An OTA, everyone runs to the bottom of the barrel. A travel
agent provides value to the trip, and there are still a lot of people that will
go to travel agents to get expertise, to feel comfort, to pull it all together,
and then they know they can contact that travel agent to fix any issues.
The
OTA model has been [expletive] exposed in this particular market because as
soon as everything went pear-shaped, no one had anyone to call.
So if I get 5% of that 65%, I’m a very rich man.
But you also do provide technology for OTAs – tell us more about
that.
Quite often when you make a booking on an OTA, that booking
has been processed on the back end, and a lot of that process is done by humans
- they may be sitting in the Philippines, in India. Fifty percent may be
robotically done, and we also provide technology for that.
But also behind the
scenes a lot of those OTAs, they have outsource businesses doing file finishing
all around the world – so what you think is automated is still highly manual on
the back end.
My focus is on the travel agent, my secondary focus is how
do I automate an OTA’s services, whether corporate or retail.
Who are your competitors? What about your former company,
Air Tickets?
Good question. I haven’t got one. That sounds really, really
stupid because if it’s that easy everyone would be doing it. But it’s not easy.
The reality is some do part of it - there are those doing robotics, cue
management, pricing.
Aeronology is absolutely in competition with Air Tickets via the tech
stack in Australia and New Zealand, because we provide the transaction
technology to Air Tickets’ major competitor Express Travel Group.
The current
Air Tickets technology version is V1, the ETG version is V8. I expect ETG to be
bigger than Air Tickets within two years and potentially earlier.
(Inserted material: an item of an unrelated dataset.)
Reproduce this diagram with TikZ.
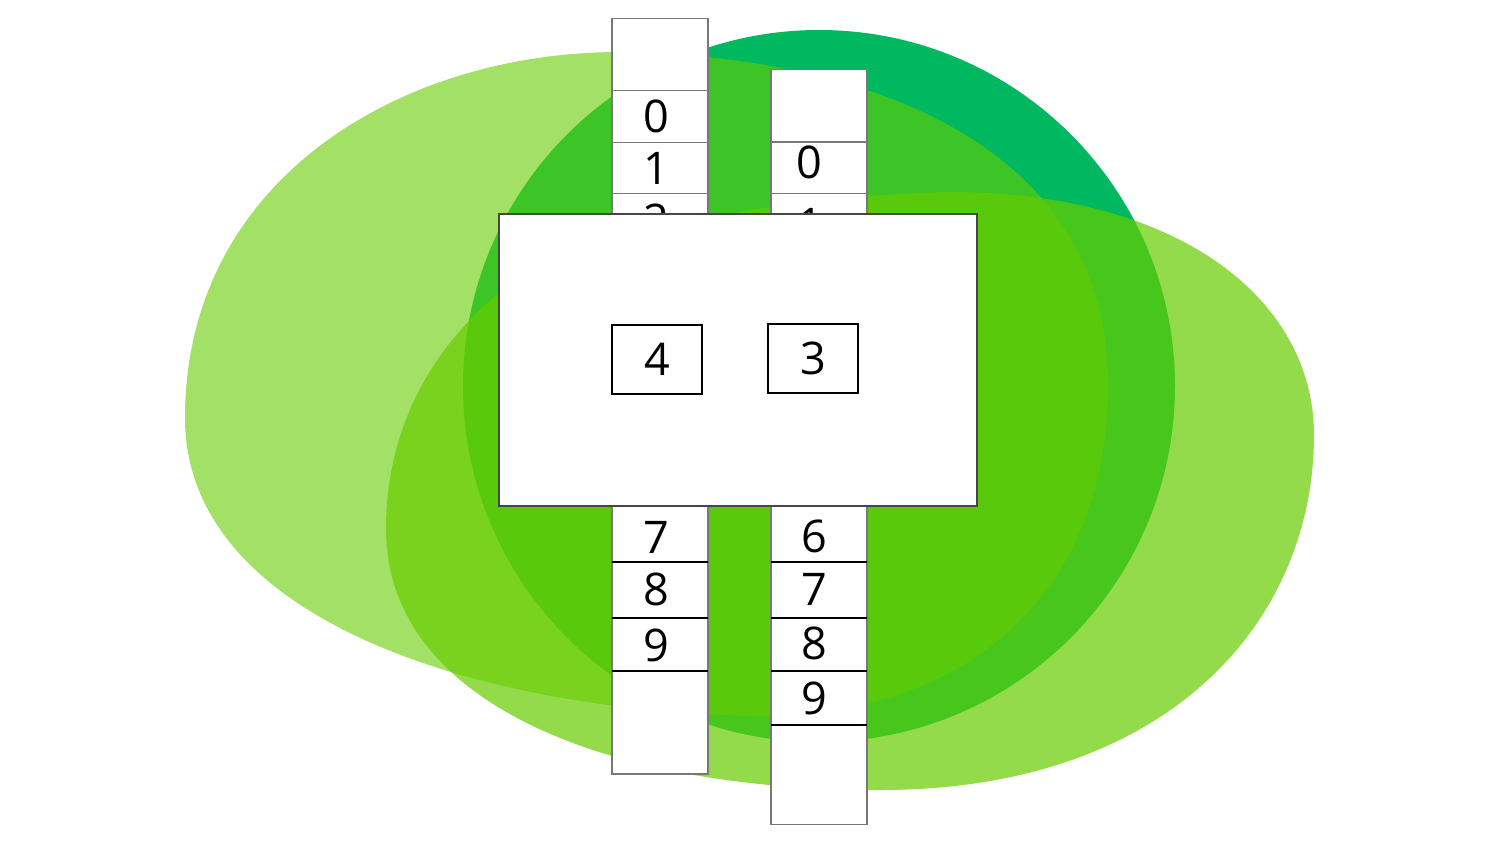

I created Air
Tickets ticketing technology, so I know where to take our new applications.
And Aeronology’s technology will also be in absolute competition with
any ticket wholesale business anywhere in the world who isn’t using our
services.
Are you bringing in revenue now?
I made $2 last week.
We’ve been testing our technology, and issuing thousands and
thousands of test tickets. The first two tickets issued on our technology commercially
as paying passengers were done last week.
It was two first class Hong Kong to London
return tickets that were around $8,000 each. They were done by a consultant out
of the Hong Kong office – that would have taken around 20 minutes and they did
it in about one minute. And I made $2.
I want to do a 100 million of those a year. And that’s the possibility.
It’s not just the ticket, it’s the hotel room, the travel insurance, the car.
Just think about that small market in Australia that I had
for the Air Tickets business, and we were doing 3.5 million transactions a year.
If I can duplicate that - and it will happen in the next two and a half years –
that’s $2.5 million Australian dollars that I make.
The beauty about this model is I don’t have to increase the
size of my staff. Once we have the process in one GDS it stays that way. The
only cost will be is if I have to ramp up my cloud computing, which proportionally
won’t be that bad.
I don’t have to continually upgrade. And the beauty for
travel agents is they are not paying license fee, they are just paying per use.
So if they don’t use it, it doesn’t cost them anything. And If they use it, it
is very cheap and it’s a value add to their existing service.